Getting Your New Car Home
Here’s a crucial point: you cannot legally drive an untaxed and uninsured car on the road. You must arrange this *before* you leave. Use your smartphone to buy insurance for the vehicle using its registration number. You can also tax the vehicle online instantly using the number from the V5C green slip. Once you are taxed and insured, you can legally drive it home. If you can’t arrange this on-site, you’ll need to have it trailered.
Insider Tips for Your First UK Car Auction
After years of doing this, I’ve picked up a few tricks that go beyond the basics. These are the details that separate the rookies from the regulars.
- The “Last Row” Strategy: Cars that don’t sell the first time (“provisional bids”) are sometimes re-offered at the very end of the auction. The room is emptier, and you can often snag a real bargain as the auction house just wants them gone. It pays to stay until the bitter end.
- Your Secret Weapon: A Damp Cloth: It sounds crazy, but I always bring a small, damp microfiber cloth.

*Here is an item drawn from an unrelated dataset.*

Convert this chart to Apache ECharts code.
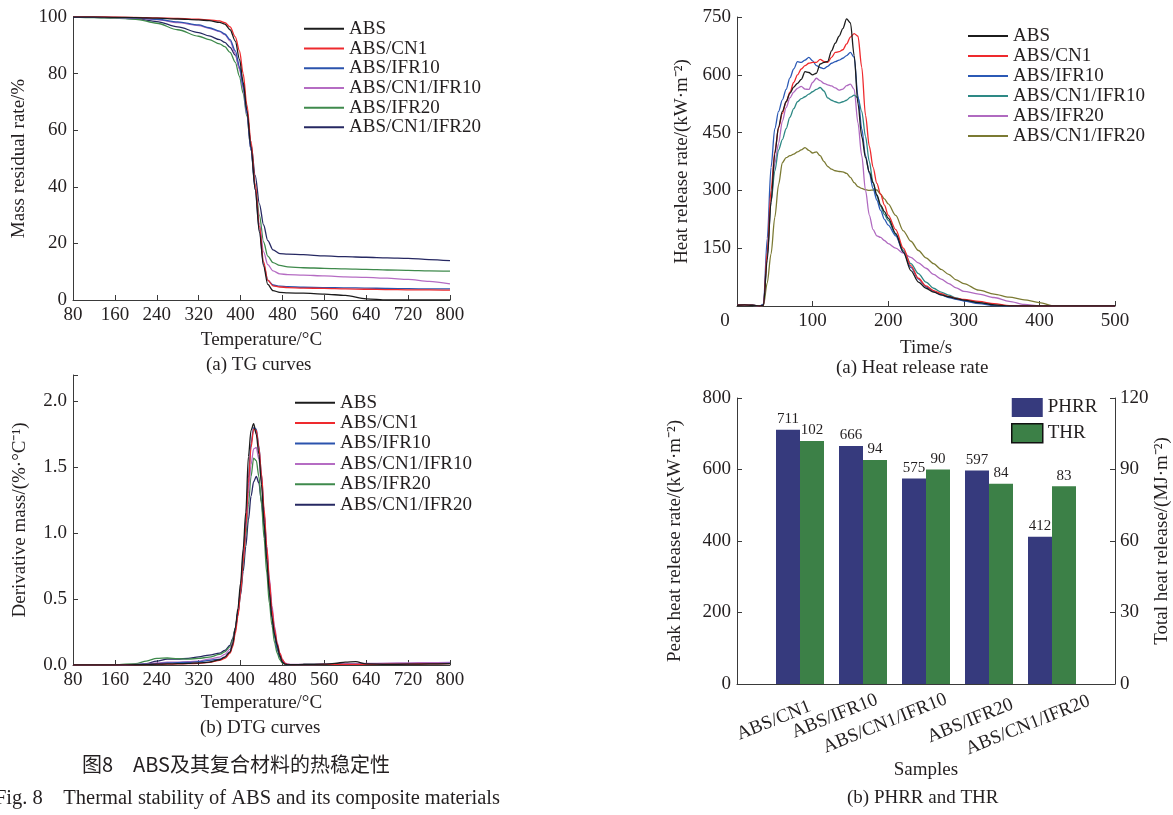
<!DOCTYPE html>
<html>
<head>
<meta charset="utf-8">
<script src="https://cdn.jsdelivr.net/npm/echarts@6/dist/echarts.min.js"></script>
<style>
  html, body { margin: 0; padding: 0; background: #fff; }
  #chart { width: 1173px; height: 815px; }
</style>
</head>
<body>
<div id="chart"></div>
<script>
// sample names (legend order)
const samples = ['ABS', 'ABS/CN1', 'ABS/IFR10', 'ABS/CN1/IFR10', 'ABS/IFR20', 'ABS/CN1/IFR20']

// (a) TG curves, mass residual rate (%)
const tgTemp = [80,120,160,200,240,280,320,340,360,370,380,390,398,405,412,420,428,436,444,452,462,475,490,520,560,600,640,680,720,760,800]
const tgABS = [100,100,99.9,99.8,99.6,99.3,99,98.7,98.1,97.5,95.5,91.5,85,77,67,54,39,24,12,5.5,3.3,2.7,2.5,2.4,2.1,1.6,0.4,0,0,0,0]
const tgCN1 = [100.3,100.2,100,99.9,99.7,99.5,99.2,99,98.6,98,96.5,93,88,80,69,56,41,26,13.5,7,5,4.6,4.4,4.2,4.1,3.9,3.8,3.7,3.6,3.6,3.5]
const tgIFR10 = [100,100,99.9,99.7,99.2,98.3,97.2,96.2,95,94,92,88,82.5,75.5,66,53,39,24.5,12.5,7,5.3,4.9,4.7,4.5,4.4,4.3,4.2,4.1,4.0,3.9,3.9]
const tgCN1IFR10 = [100,99.9,99.8,99.6,99.1,98,97,96,94.8,93.8,91.5,87,81.5,74.5,65.5,53,40,27,17,12.5,10.3,9.2,9.0,8.8,8.5,8.2,8.0,7.7,7.3,6.6,5.7]
const tgIFR20 = [100,99.8,99.6,99.2,97.8,95.5,93.2,92,90.5,89.5,87.5,84,79,73,65,53,40.5,30,20.5,15.5,13.2,12.2,11.7,11.4,11.2,11,10.8,10.6,10.5,10.3,10.2]
const tgCN1IFR20 = [100,99.9,99.7,99.4,98.4,96.5,94.5,93.3,92,91,89.3,86.5,82,76,67,55,44,34,26.5,21,17.7,16.4,16.2,16,15.6,15.3,15.1,14.9,14.7,14.3,13.9]

// (b) DTG curves, derivative mass (%/°C)
const dtgTemp = [80,120,160,200,220,240,260,280,300,320,340,360,370,380,385,390,395,400,405,410,415,420,425,430,435,440,445,450,455,460,465,470,475,480,485,490,500,520,560,580,600,620,640,680,720,760,800]
const dtgABS = [0,0,0,0.002,0.004,0.006,0.008,0.01,0.012,0.015,0.022,0.04,0.06,0.1,0.16,0.28,0.43,0.62,0.88,1.16,1.58,1.78,1.83,1.75,1.6,1.37,1.08,0.8,0.55,0.36,0.23,0.15,0.07,0.02,0.006,0.003,0.002,0.004,0.006,0.012,0.022,0.025,0.008,0.005,0.006,0.008,0.01]
const dtgCN1 = [0,0,0,0.002,0.003,0.005,0.006,0.008,0.01,0.013,0.02,0.035,0.05,0.09,0.14,0.24,0.37,0.55,0.78,1.05,1.38,1.65,1.79,1.78,1.65,1.45,1.18,0.9,0.64,0.42,0.27,0.16,0.09,0.04,0.012,0.004,0.002,0.003,0.004,0.004,0.005,0.005,0.005,0.006,0.007,0.008,0.01]
const dtgIFR10 = [0,0,0,0.003,0.006,0.01,0.015,0.018,0.02,0.025,0.035,0.045,0.06,0.1,0.15,0.26,0.4,0.58,0.82,1.1,1.42,1.68,1.8,1.79,1.66,1.44,1.15,0.86,0.6,0.38,0.23,0.13,0.07,0.025,0.008,0.003,0.002,0.003,0.004,0.005,0.005,0.005,0.006,0.007,0.008,0.01,0.012]
const dtgCN1IFR10 = [0,0,0,0.004,0.01,0.015,0.022,0.022,0.025,0.03,0.045,0.06,0.08,0.12,0.17,0.27,0.4,0.57,0.79,1.03,1.3,1.52,1.64,1.65,1.56,1.39,1.15,0.9,0.66,0.45,0.29,0.17,0.09,0.04,0.015,0.006,0.004,0.005,0.006,0.008,0.01,0.011,0.012,0.014,0.016,0.018,0.02]
const dtgIFR20 = [0,0,0.002,0.01,0.03,0.05,0.053,0.048,0.045,0.05,0.06,0.08,0.1,0.14,0.19,0.28,0.4,0.56,0.76,0.98,1.22,1.43,1.57,1.55,1.43,1.22,0.96,0.7,0.47,0.3,0.17,0.09,0.04,0.015,0.006,0.003,0.003,0.004,0.005,0.006,0.007,0.008,0.008,0.009,0.01,0.011,0.012]
const dtgCN1IFR20 = [0,0,0,0.003,0.01,0.03,0.045,0.045,0.05,0.062,0.075,0.09,0.11,0.15,0.2,0.28,0.39,0.53,0.71,0.9,1.1,1.28,1.39,1.43,1.38,1.24,1.04,0.8,0.57,0.37,0.22,0.12,0.06,0.025,0.01,0.004,0.003,0.004,0.005,0.006,0.007,0.008,0.008,0.009,0.01,0.011,0.012]

// (a) heat release rate (kW/m2) vs time (s)
const hrrTime = [0,10,20,30,35,40,45,50,55,60,65,70,75,80,85,90,95,100,105,110,115,120,125,130,135,140,145,150,155,160,165,170,175,180,185,190,195,200,210,220,230,240,250,260,270,280,290,300,320,340,360,380,400,420,450,500]
const hrrABS = [2,3,2,0,2,120,270,395,465,505,530,552,568,578,588,608,606,600,604,628,632,635,662,682,700,720,745,735,650,525,440,385,348,320,288,262,245,228,188,140,92,62,46,36,29,24,19,15,9,3,0,0,0,0,0,0]
const hrrCN1 = [2,3,2,0,2,140,300,400,462,500,530,555,580,600,615,624,630,632,632,640,635,632,645,658,660,665,680,698,707,700,620,495,415,360,318,290,262,236,198,150,105,72,52,40,32,25,20,17,12,6,1,0,0,0,0,0]
const hrrIFR10 = [2,3,2,0,5,175,360,460,505,535,562,592,615,634,632,638,645,636,624,619,616,622,630,634,638,643,650,658,645,545,460,390,345,305,275,248,225,210,182,140,100,70,50,38,29,22,17,13,6,1,0,0,0,0,0,0]
const hrrCN1IFR10 = [2,3,2,0,2,130,270,350,405,432,460,490,512,530,538,543,550,556,562,567,558,540,534,530,527,530,534,542,547,540,505,440,375,320,285,258,238,222,185,145,110,84,62,46,36,28,21,15,8,3,0,0,0,0,0,0]
const hrrIFR20 = [2,3,2,0,2,130,270,370,422,480,515,540,555,565,570,563,562,580,591,585,578,574,571,566,560,563,572,576,562,475,390,300,236,198,182,178,170,162,150,137,126,112,98,82,70,58,47,38,31,22,12,4,0,0,0,0]
const hrrCN1IFR20 = [2,3,2,0,2,60,135,230,315,372,385,390,394,400,405,411,404,397,400,390,375,362,355,351,349,348,344,334,320,310,305,302,300,301,301,290,278,265,235,195,168,144,125,110,95,82,68,58,41,31,23,16,9,0,1,1]

// (b) PHRR and THR
const barSamples = ['ABS/CN1', 'ABS/IFR10', 'ABS/CN1/IFR10', 'ABS/IFR20', 'ABS/CN1/IFR20']
const phrr = [711, 666, 575, 597, 412]
const thr = [102, 94, 90, 84, 83]

const tgColors = ['#1c1c1c', '#ee2a2e', '#2b53ad', '#b56cc3', '#3f8a4c', '#262862']
const hrrColors = ['#1c1c1c', '#ee2a2e', '#2b59b5', '#2e8985', '#b06ac0', '#7b7a33']

const font = 'Liberation Serif'
const textColor = '#231f20'
const axisColor = '#3a3a3a'

function pairs(xs, ys) {
  return xs.map((x, i) => [x, ys[i]])
}

function lineSeries(prefix, xs, list, colors, idx) {
  return list.map((ys, i) => ({
    name: prefix + samples[i],
    type: 'line',
    xAxisIndex: idx,
    yAxisIndex: idx,
    data: pairs(xs, ys),
    symbol: 'none',
    smooth: 0.3,
    smoothMonotone: 'x',
    lineStyle: { width: 1.3, color: colors[i] },
    itemStyle: { color: colors[i] },
    z: 10 - i,
  }))
}

function valueAxis(opt) {
  return Object.assign({
    type: 'value',
    splitLine: { show: false },
    axisLine: { show: true, onZero: false, lineStyle: { color: axisColor, width: 1 } },
    axisTick: { show: true, inside: true, length: 5, lineStyle: { color: axisColor } },
    axisLabel: { color: textColor, fontFamily: font, fontSize: 19, margin: 6 },
    nameLocation: 'middle',
    nameTextStyle: { color: textColor, fontFamily: font, fontSize: 19 },
  }, opt)
}

function lineLegend(prefix, left, top, rowHeight) {
  return {
    left: left,
    top: top,
    padding: 0,
    orient: 'vertical',
    itemWidth: 40,
    itemHeight: 10,
    itemGap: 0,
    itemStyle: { opacity: 0 },
    data: samples.map(s => prefix + s),
    formatter: n => n.slice(prefix.length),
    textStyle: { color: textColor, fontFamily: font, fontSize: 19, lineHeight: rowHeight },
    selectedMode: false,
  }
}

// small per-label shifts of the rotated sample names (along text, across text)
const labelShift = [[0, 0], [6, -5], [12, -3], [13, 3], [27, 5]]
const labelRich = {}
labelShift.forEach((s, i) => {
  labelRich['s' + i] = {
    fontFamily: font, fontSize: 19, color: textColor,
    padding: [Math.max(0, 2 * s[1]), -s[0], Math.max(0, -2 * s[1]), 0],
  }
})

const chart = echarts.init(document.getElementById('chart'))

const padded = arr => [null].concat(arr, [null])

const option = {
  animation: false,
  backgroundColor: '#fff',
  grid: [
    { left: 73, top: 17, width: 377, height: 283 },
    { left: 73, top: 375, width: 377, height: 290 },
    { left: 737, top: 17, width: 378, height: 289 },
    { left: 737, top: 398, width: 378, height: 286 },
  ],
  xAxis: [
    valueAxis({ gridIndex: 0, min: 80, max: 800, interval: 80, name: 'Temperature/°C', nameGap: 31 }),
    valueAxis({ gridIndex: 1, min: 80, max: 800, interval: 80, name: 'Temperature/°C', nameGap: 29 }),
    valueAxis({
      gridIndex: 2, min: 0, max: 500, interval: 100, name: 'Time/s', nameGap: 33,
      axisLabel: {
        color: textColor, fontFamily: font, fontSize: 19, margin: 6,
        formatter: v => (v === 0 ? '{z|0}' : String(v)),
        rich: { z: { fontFamily: font, fontSize: 19, color: textColor, padding: [0, 24, 0, 0] } },
      },
    }),
    {
      type: 'category',
      gridIndex: 3,
      data: padded(barSamples).map(s => s || ''),
      boundaryGap: false,
      axisLine: { lineStyle: { color: axisColor } },
      axisTick: { show: false },
      axisLabel: {
        color: textColor, fontFamily: font, fontSize: 19, rotate: 22, interval: 0,
        margin: 26, padding: [0, -11, 0, 0],
        formatter: (v, i) => (v ? '{s' + (i - 1) + '|' + v + '}' : ''),
        rich: labelRich,
      },
      name: 'Samples',
      nameLocation: 'middle',
      nameGap: 72,
      nameTextStyle: { color: textColor, fontFamily: font, fontSize: 19 },
    },
  ],
  yAxis: [
    valueAxis({ gridIndex: 0, min: 0, max: 100, interval: 20, name: 'Mass residual rate/%', nameGap: 44 }),
    valueAxis({
      gridIndex: 1, min: 0, max: 2.2, interval: 0.5, name: 'Derivative mass/(%·°C⁻¹)', nameGap: 43,
      axisLabel: {
        color: textColor, fontFamily: font, fontSize: 19, margin: 6,
        formatter: v => (v > 2.01 ? '' : v.toFixed(1)),
      },
    }),
    valueAxis({
      gridIndex: 2, min: 0, max: 750, interval: 150, name: 'Heat release rate/(kW·m⁻²)', nameGap: 45,
      axisLabel: { color: textColor, fontFamily: font, fontSize: 19, margin: 6, showMinLabel: false },
    }),
    valueAxis({ gridIndex: 3, min: 0, max: 800, interval: 200, name: 'Peak heat release rate/(kW·m⁻²)', nameGap: 52 }),
    valueAxis({
      gridIndex: 3, position: 'right', min: 0, max: 120, interval: 30,
      name: 'Total heat release/(MJ·m⁻²)', nameGap: 36,
      axisLabel: { color: textColor, fontFamily: font, fontSize: 19, margin: 5 },
    }),
  ],
  legend: [
    lineLegend('tg:', 303, 19, 19.7),
    lineLegend('dtg:', 294, 392.5, 20.4),
    lineLegend('hrr:', 967, 26, 20),
    {
      left: 1011,
      top: 398,
      padding: 0,
      orient: 'vertical',
      icon: 'rect',
      itemWidth: 31,
      itemHeight: 19,
      itemGap: 6,
      selectedMode: false,
      data: [
        { name: 'PHRR' },
        { name: 'THR', itemStyle: { borderColor: '#111', borderWidth: 1.5 } },
      ],
      textStyle: { color: textColor, fontFamily: font, fontSize: 19 },
    },
  ],
  series: [
    ...lineSeries('tg:', tgTemp, [tgABS, tgCN1, tgIFR10, tgCN1IFR10, tgIFR20, tgCN1IFR20], tgColors, 0),
    ...lineSeries('dtg:', dtgTemp, [dtgABS, dtgCN1, dtgIFR10, dtgCN1IFR10, dtgIFR20, dtgCN1IFR20], tgColors, 1),
    ...lineSeries('hrr:', hrrTime, [hrrABS, hrrCN1, hrrIFR10, hrrCN1IFR10, hrrIFR20, hrrCN1IFR20], hrrColors, 2),
    {
      name: 'PHRR',
      type: 'bar',
      xAxisIndex: 3,
      yAxisIndex: 3,
      data: padded(phrr),
      barWidth: 24,
      barGap: '0%',
      itemStyle: { color: '#363a7d' },
      label: { show: true, position: 'top', distance: 3, color: textColor, fontFamily: font, fontSize: 15 },
    },
    {
      name: 'THR',
      type: 'bar',
      xAxisIndex: 3,
      yAxisIndex: 4,
      data: padded(thr),
      barWidth: 24,
      barGap: '0%',
      itemStyle: { color: '#3c8047' },
      label: { show: true, position: 'top', distance: 3, color: textColor, fontFamily: font, fontSize: 15 },
    },
  ],
  graphic: [
    { type: 'text', left: 206, top: 356, style: { text: '(a) TG curves', font: '19px "Liberation Serif"', fill: textColor } },
    { type: 'text', left: 200, top: 719, style: { text: '(b) DTG curves', font: '19px "Liberation Serif"', fill: textColor } },
    { type: 'text', left: 82, top: 754, style: { text: '图8\u3000ABS及其复合材料的热稳定性', font: '20px "Noto Sans CJK SC"', fill: textColor } },
    { type: 'text', right: 673, top: 788, style: { text: 'Fig. 8\u2003Thermal stability of ABS and its composite materials', font: '20.5px "Liberation Serif"', fill: textColor } },
    { type: 'text', left: 836, top: 359, style: { text: '(a) Heat release rate', font: '19px "Liberation Serif"', fill: textColor } },
    { type: 'text', left: 847, top: 789, style: { text: '(b) PHRR and THR', font: '19px "Liberation Serif"', fill: textColor } },
  ],
}

chart.setOption(option)
</script>
</body>
</html>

A quick wipe on a headlight can reveal cloudiness, and a wipe on a body panel can highlight scratches and poor paint repairs that are hidden by the layer of dust most auction cars have.
- The Mistake I Made: Early on, I fell in love with the look of a vintage Saab. I got caught in a bidding war, my heart pounding, and I paid way over my budget. I hadn’t inspected it properly because I was running late. When I got it home, I discovered a terminal rust issue that cost more than the car to fix. Lesson learned: Never, ever bid on a car you haven’t personally inspected. No exceptions.
- Listen for “Sold as Seen”: This is the default for most auction cars. It means you buy it with all its faults, and there’s no comeback. However, some auctions offer “assured” or “guaranteed” reports for a fee, which provide some level of mechanical guarantee. Understand the difference before you bid.
Frequently Asked Questions
Can anyone buy a car at a UK auction?
Yes, for the most part. While some auctions are “trade only,” the vast majority, including the large halls at BCA and Manheim, are open to the public. You just need to register as a private buyer.
How much is the buyer’s premium at a UK car auction?
It varies significantly. Expect it to be anywhere from a flat fee of £100-£500 for cheaper cars, or 5-10% of the hammer price for more expensive vehicles. Always check the auction’s specific terms and conditions online before you go.
What does “sold as seen” really mean?
“Sold as seen” is a legally binding condition of sale. It means the car is sold in its current state, and the buyer is responsible for any and all faults, whether they were known at the time of sale or discovered later.
Can I test drive a car before the auction?
No. You will not be able to test drive the vehicles. You can, however, start the engine, check the electronics, and thoroughly inspect it while it’s stationary during the pre-auction viewing period.